Когда мы оставили позади последнее деревце и въехали в Заполярье, солнце перестало садиться, и один день ничем не отличался от другого. Каждое утро, атакуемые тучами комаров, мы рекордными темпами убирали палатки и устремлялись на север. Мы проводили в пути по шесть – восемь часов в день. Каждый раз, когда мимо проносился восемнадцатиколесный грузовой трейлер, на гравийной дороге поднималась такая пылища, что приходилось закрывать глаза (поскольку Далтон-хайвей был единственным связующим звеном между Фэрбенксом и Прудхоу-Бей, где начинается Трансаляскинский нефтепровод, происходило это в среднем каждые восемь минут). Затем, неотвязно преследуемые комарами, мы ставили палатки и ныряли под полог.

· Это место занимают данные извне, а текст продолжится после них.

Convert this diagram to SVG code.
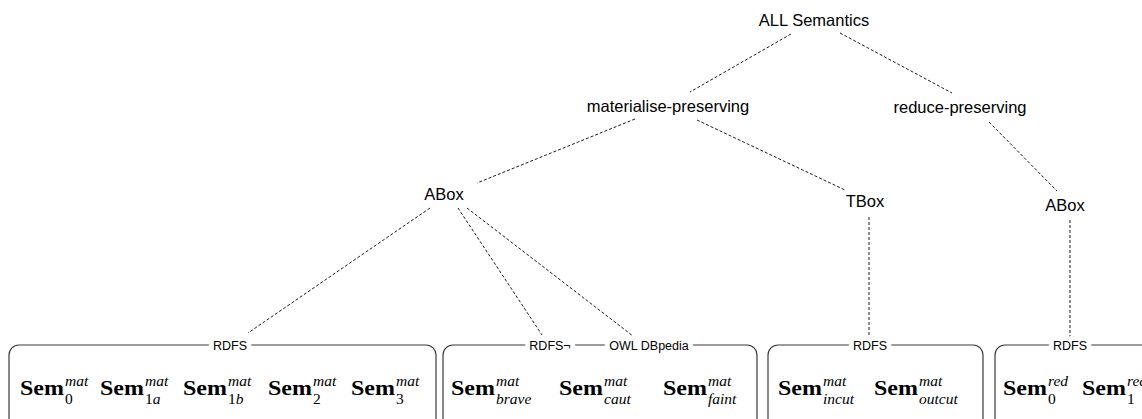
<svg xmlns="http://www.w3.org/2000/svg" width="1142" height="419" viewBox="0 0 1142 419">
  <style>
    .node { font-family: "Liberation Sans", Arial, sans-serif; font-size: 16.5px; fill: #000; text-anchor: middle; }
    .edge { fill: none; stroke: #000; stroke-width: 0.9; stroke-dasharray: 3 2; }
    .box { fill: none; stroke: #3a3a3a; stroke-width: 1.2; }
    .tag { font-family: "Liberation Sans", Arial, sans-serif; font-size: 12.5px; fill: #000; text-anchor: middle;
           stroke: #fff; stroke-width: 10; stroke-linejoin: round; paint-order: stroke; }
    .sem { font-family: "Liberation Serif", "Times New Roman", serif; font-size: 21px; font-weight: bold; fill: #000; }
    .scr { font-family: "Liberation Serif", "Times New Roman", serif; font-size: 15.5px; fill: #000; }
    .it { font-style: italic; }
  </style>

  <!-- dashed tree edges -->
  <g id="connectors">
    <line class="edge" x1="791" y1="34" x2="690" y2="92"/>
    <line class="edge" x1="840" y1="33" x2="952" y2="93"/>
    <line class="edge" x1="635" y1="119" x2="477" y2="183"/>
    <line class="edge" x1="697" y1="120" x2="845" y2="190"/>
    <line class="edge" x1="989" y1="122" x2="1057" y2="191"/>
    <line class="edge" x1="430" y1="208" x2="248" y2="333"/>
    <line class="edge" x1="458" y1="208" x2="542" y2="335"/>
    <line class="edge" x1="467" y1="208" x2="633" y2="336"/>
    <line class="edge" x1="869" y1="217" x2="869" y2="338"/>
    <line class="edge" x1="1070" y1="220" x2="1070" y2="338"/>
  </g>

  <g id="all-semantics"><text class="node" x="814" y="26">ALL Semantics</text></g>
  <g id="materialise-preserving"><text class="node" x="668" y="112">materialise-preserving</text></g>
  <g id="reduce-preserving"><text class="node" x="960" y="113">reduce-preserving</text></g>
  <g id="mat-abox"><text class="node" x="444" y="200">ABox</text></g>
  <g id="mat-tbox"><text class="node" x="865" y="207">TBox</text></g>
  <g id="red-abox"><text class="node" x="1065" y="211">ABox</text></g>

  <!-- ABox materialisation semantics -->
  <g id="box-abox-rdfs">
    <path class="box" d="M 9 430 V 355 A 10 10 0 0 1 19 345 H 426 A 10 10 0 0 1 436 355 V 430"/>
    <text class="tag" x="230" y="349.5">RDFS</text>
    <text class="sem" x="20" y="395" textLength="44" lengthAdjust="spacingAndGlyphs">Sem</text>
    <text class="scr it" x="65" y="386">mat</text><text class="scr" x="65" y="404">0</text>
    <text class="sem" x="100" y="395" textLength="44" lengthAdjust="spacingAndGlyphs">Sem</text>
    <text class="scr it" x="145" y="386">mat</text><text class="scr" x="145" y="404">1<tspan class="it">a</tspan></text>
    <text class="sem" x="183" y="395" textLength="44" lengthAdjust="spacingAndGlyphs">Sem</text>
    <text class="scr it" x="228" y="386">mat</text><text class="scr" x="228" y="404">1<tspan class="it">b</tspan></text>
    <text class="sem" x="268" y="395" textLength="44" lengthAdjust="spacingAndGlyphs">Sem</text>
    <text class="scr it" x="313" y="386">mat</text><text class="scr" x="313" y="404">2</text>
    <text class="sem" x="351" y="395" textLength="44" lengthAdjust="spacingAndGlyphs">Sem</text>
    <text class="scr it" x="396" y="386">mat</text><text class="scr" x="396" y="404">3</text>
  </g>

  <g id="box-abox-owl">
    <path class="box" d="M 443 430 V 355 A 10 10 0 0 1 453 345 H 747 A 10 10 0 0 1 757 355 V 430"/>
    <text class="tag" x="550" y="349.5">RDFS¬</text>
    <text class="tag" x="649" y="349.5">OWL DBpedia</text>
    <text class="sem" x="451" y="395" textLength="44" lengthAdjust="spacingAndGlyphs">Sem</text>
    <text class="scr it" x="496" y="386">mat</text><text class="scr it" x="496" y="404">brave</text>
    <text class="sem" x="559" y="395" textLength="44" lengthAdjust="spacingAndGlyphs">Sem</text>
    <text class="scr it" x="604" y="386">mat</text><text class="scr it" x="604" y="404">caut</text>
    <text class="sem" x="663" y="395" textLength="44" lengthAdjust="spacingAndGlyphs">Sem</text>
    <text class="scr it" x="708" y="386">mat</text><text class="scr it" x="708" y="404">faint</text>
  </g>

  <!-- TBox materialisation semantics -->
  <g id="box-tbox-rdfs">
    <path class="box" d="M 768 430 V 355 A 10 10 0 0 1 778 345 H 973 A 10 10 0 0 1 983 355 V 430"/>
    <text class="tag" x="870" y="349.5">RDFS</text>
    <text class="sem" x="778" y="395" textLength="44" lengthAdjust="spacingAndGlyphs">Sem</text>
    <text class="scr it" x="823" y="386">mat</text><text class="scr it" x="823" y="404">incut</text>
    <text class="sem" x="874" y="395" textLength="44" lengthAdjust="spacingAndGlyphs">Sem</text>
    <text class="scr it" x="919" y="386">mat</text><text class="scr it" x="919" y="404">outcut</text>
  </g>

  <!-- ABox reduction semantics -->
  <g id="box-red-rdfs">
    <path class="box" d="M 995 430 V 355 A 10 10 0 0 1 1005 345 H 1150"/>
    <text class="tag" x="1070" y="349.5">RDFS</text>
    <text class="sem" x="1003" y="395" textLength="44" lengthAdjust="spacingAndGlyphs">Sem</text>
    <text class="scr it" x="1048" y="386">red</text><text class="scr" x="1048" y="404">0</text>
    <text class="sem" x="1082" y="395" textLength="44" lengthAdjust="spacingAndGlyphs">Sem</text>
    <text class="scr it" x="1127" y="386">red</text><text class="scr" x="1127" y="404">1</text>
  </g>
</svg>
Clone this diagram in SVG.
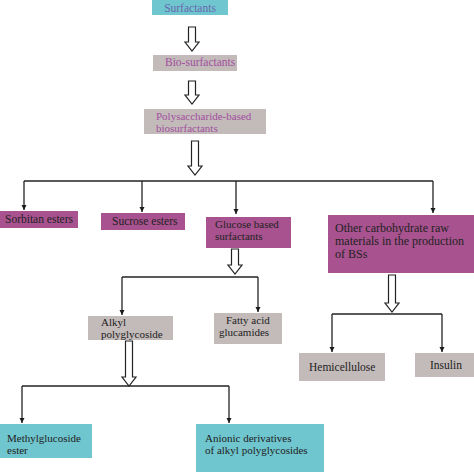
<svg xmlns="http://www.w3.org/2000/svg" width="474" height="474" viewBox="0 0 474 474">
<defs>
<marker id="ah" viewBox="0 0 10 10" refX="10" refY="5" markerWidth="5" markerHeight="6" markerUnits="userSpaceOnUse" orient="auto"><path d="M0,0 L10,5 L0,10 z" fill="#1a1a1a"/></marker>
<style>
text{font-family:"Liberation Serif","Times New Roman",serif;font-size:11.5px;fill:#222}
.s2{font-size:11px}
.teal{fill:#6fc6cf}
.gray{fill:#c3baba}
.mag{fill:#a8528f}
.pt{fill:#a24f9f}
.bt{fill:#6a68ad}
.ln{fill:none;stroke:#222;stroke-width:1.3}
.ha{fill:#fff;stroke:#222;stroke-width:1.2}
</style>
</defs>
<rect width="474" height="474" fill="#fff"/>
<g id="connectors">
<path class="ha" d="M188.5,27 h7 v15 h3.5 l-7,9 l-7,-9 h3.5 z"/>
<path class="ha" d="M188.5,81 h7 v14 h3.5 l-7,9 l-7,-9 h3.5 z"/>
<path class="ha" d="M191.5,141 h7 v25 h3.5 l-7,9 l-7,-9 h3.5 z"/>
<path class="ln" d="M24,181 H433"/>
<path class="ln" d="M24,181 V210" marker-end="url(#ah)"/>
<path class="ln" d="M142,181 V212" marker-end="url(#ah)"/>
<path class="ln" d="M236,181 V214" marker-end="url(#ah)"/>
<path class="ln" d="M433,181 V213" marker-end="url(#ah)"/>
<path class="ha" d="M231.5,249 h7 v16 h3.5 l-7,9 l-7,-9 h3.5 z"/>
<path class="ln" d="M122,277 H258"/>
<path class="ln" d="M122,277 V315" marker-end="url(#ah)"/>
<path class="ln" d="M258,277 V312" marker-end="url(#ah)"/>
<path class="ha" d="M388.5,275 h7 v28 h3.5 l-7,9 l-7,-9 h3.5 z"/>
<path class="ln" d="M332,314 H442"/>
<path class="ln" d="M332,314 V352" marker-end="url(#ah)"/>
<path class="ln" d="M442,314 V352" marker-end="url(#ah)"/>
<path class="ha" d="M125.5,341 h7 v36 h3.5 l-7,9 l-7,-9 h3.5 z"/>
<path class="ln" d="M22,386 H229"/>
<path class="ln" d="M22,386 V423" marker-end="url(#ah)"/>
<path class="ln" d="M229,386 V423" marker-end="url(#ah)"/>
</g>
<g id="surfactants"><rect class="teal" x="152" y="0" width="76" height="15"/><text class="bt" x="190" y="12" text-anchor="middle">Surfactants</text></g>
<g id="bio-surfactants"><rect class="gray" x="153" y="55" width="84" height="16"/><text class="pt" x="165" y="66">Bio-surfactants</text></g>
<g id="polysaccharide"><rect class="gray" x="144" y="109" width="122" height="25"/><text class="pt s2" x="156" y="120">Polysaccharide-based</text><text class="pt s2" x="156" y="132">biosurfactants</text></g>
<g id="sorbitan"><rect class="mag" x="0" y="211" width="78" height="17"/><text x="5" y="223">Sorbitan esters</text></g>
<g id="sucrose"><rect class="mag" x="101" y="213" width="84" height="17"/><text x="112" y="225">Sucrose esters</text></g>
<g id="glucose"><rect class="mag" x="206" y="217" width="85" height="31"/><text class="s2" x="215" y="228">Glucose based</text><text class="s2" x="215" y="240">surfactants</text></g>
<g id="other"><rect class="mag" x="328" y="215" width="146" height="58"/><text x="335" y="232" style="font-size:12px">Other carbohydrate raw</text><text x="335" y="245" style="font-size:12px">materials in the production</text><text x="335" y="258" style="font-size:12px">of BSs</text></g>
<g id="alkyl"><rect class="gray" x="88" y="316" width="85" height="24"/><text class="s2" x="101" y="326">Alkyl</text><text class="s2" x="101" y="338">polyglycoside</text></g>
<g id="fatty"><rect class="gray" x="214" y="313" width="68" height="31"/><text class="s2" x="226" y="324">Fatty acid</text><text class="s2" x="219" y="336">glucamides</text></g>
<g id="hemicellulose"><rect class="gray" x="299" y="353" width="86" height="28"/><text x="309" y="371">Hemicellulose</text></g>
<g id="insulin"><rect class="gray" x="415" y="353" width="59" height="24"/><text x="430" y="369">Insulin</text></g>
<g id="methylglucoside"><rect class="teal" x="0" y="424" width="92" height="34"/><text class="s2" x="7" y="442">Methylglucoside</text><text class="s2" x="7" y="454">ester</text></g>
<g id="anionic"><rect class="teal" x="196" y="424" width="128" height="48"/><text class="s2" x="205" y="442">Anionic derivatives</text><text class="s2" x="205" y="454">of alkyl polyglycosides</text></g>
</svg>
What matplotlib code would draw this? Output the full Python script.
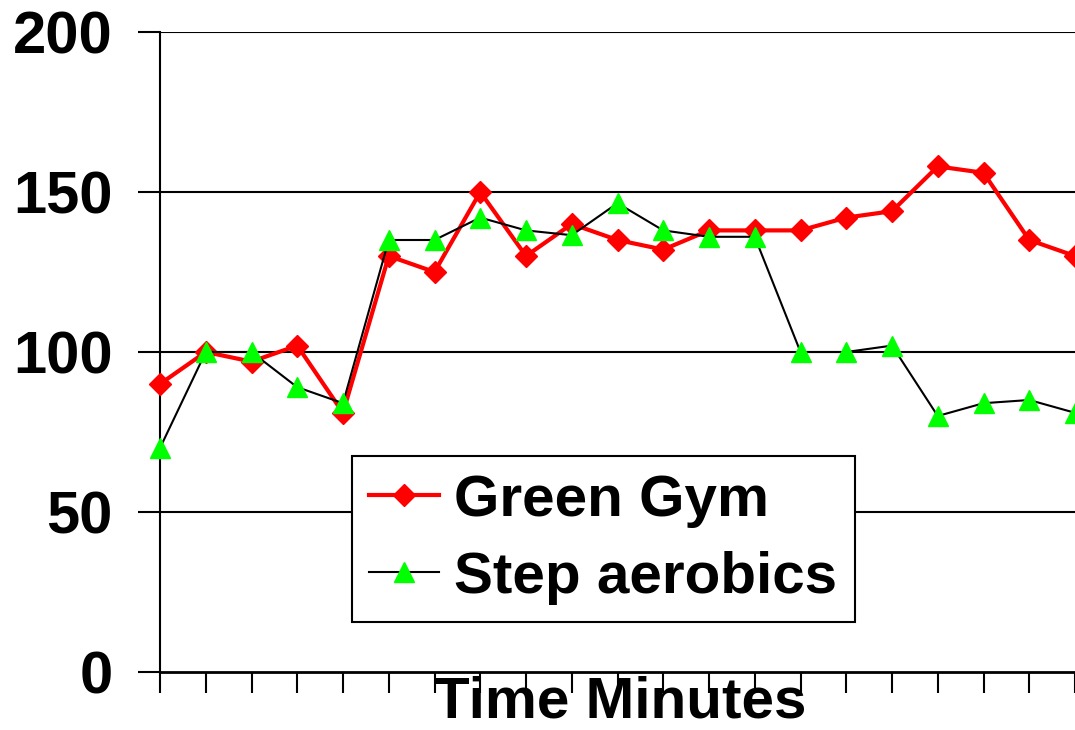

В день, когда мы наконец приехали в Дохлую Лошадь, дождь лил как из ведра. Это, вероятно, было наименее привлекательное место на всем материке – холодное, ветреное, серое, без единого деревца, зато со множеством труб, тракторов, трейлеров, грузоподъемников и нефтекачалок. Но мне оно понравилось – прежде всего, потому, что давало приют огромному числу мускулистых нефтяников. Соотношение мужчин и женщин в нем было 980 к 1. Бродя по коридорам мотеля, представлявшего собой дюжину составленных вместе автоприцепов, я думала о том, что, если бы пожелала, здесь можно было бы быстро покончить с темной полосой. Увы, за то время, что мы там оставались, я едва успела постирать и немного поспать.
Короче говоря, «Тур боли» добавил моему тысячедневному юбилею должную долю страдания. После этого я полетела в Ном, и уже оттуда мы отправились в поселок бухты Провидения. В 956-страничном путеводителе по России не содержалось ни единого упоминания об этом месте. На сайте же в Интернете поездка описывалась в самых общих чертах. Говорилось лишь, что это самый восточный российский порт и что там мы «встретимся с местными жителями».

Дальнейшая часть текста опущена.